Следует подчеркнуть, что комиссар в Хиве был военным, а не дипломатом, и создание такого поста свидетельствовало о намерении Туркестанского комитета решать политико-правовые проблемы Хивинского ханства преимущественно силовыми, а не дипломатическими методами. Это свидетельствует о куда более сложной обстановке в Хиве по сравнению с Бухарой, где российский резидент А. Я. Миллер резко воспротивился иниациативе Туркестанского комитета также ввести пост военного комиссара. 30 марта 1917 г. он писал в телеграмме, направленной в МИД: «Применение в Бухаре проектированного для Хивы военного комиссарства представляется совершенно невозможным прежде всего в виду несомненного наличия либеральной организованной группы, коей необходимо дать возможность высказать свои взгляды на ближайшие задачи, лежащие на бухарском правительстве, и дать возможность найти компромисс под ближайшим руководством резидентства с консервативной партией» [Шестаков, 1927, с. 88]. Таким образом, российские представители в Бухаре полагали, что политическое развитие эмирата позволяет решать большинство проблем политическими, а не военными методами и делали ставку на дипломатию, с чем в конечном счете согласились и центральные власти.
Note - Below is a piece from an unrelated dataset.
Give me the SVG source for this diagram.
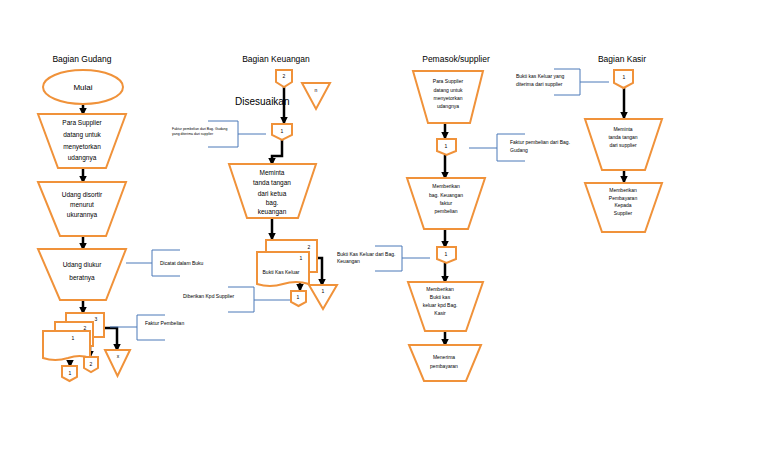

Сформировав новые органы власти в среднеазиатских владениях России, Временное правительство приступило к рассмотрению вопроса о реформах в Бухарском эмирате и Хивинском ханстве. Во многом к этим действиям российские власти подталкивали представители зарождающихся политических партий в самих Бухаре и Хиве, известные как джадиды (чуть позже их стали называть, соответственно, младобухарцами и младохивинцами). Связав с приходом к власти Временного правительства ожидания значительных перемен в своих ханствах, джадиды очень быстро убедились, что новые власти России отнюдь не спешат проводить реформы в Средней Азии и решили сами обратиться к Временному правительству, требуя активизировать реформаторскую деятельность в Бухаре и Хиве [Россия, 2011б, с. 29; Ходжаев, 1970, с. 98]. Опасаясь, что, если процесс реформ не будет инициирован со стороны России, политические силы Бухарского эмирата и Хивинского ханства начнут его сами, Временное правительство было вынуждено согласиться на проведение реформ.

Предложения по основным направлениям реформ в Бухаре были разработаны российским резидентом А. Я. Миллером, который 20 марта 1917 г. направил в Петроград проект манифеста бухарского эмира о проведении реформ [Шестаков, 1927, с. 82]. Временное правительство одобрило манифест и 28 марта поручило МИД порекомендовать эмиру огласить его. Когда же оказалось, что эмир все еще колеблется, 3 апреля было принято еще более жесткое решение «предложить эмиру незамедлительно обнародовать манифест о реформах» [Архив, 2001, с. 187, 220].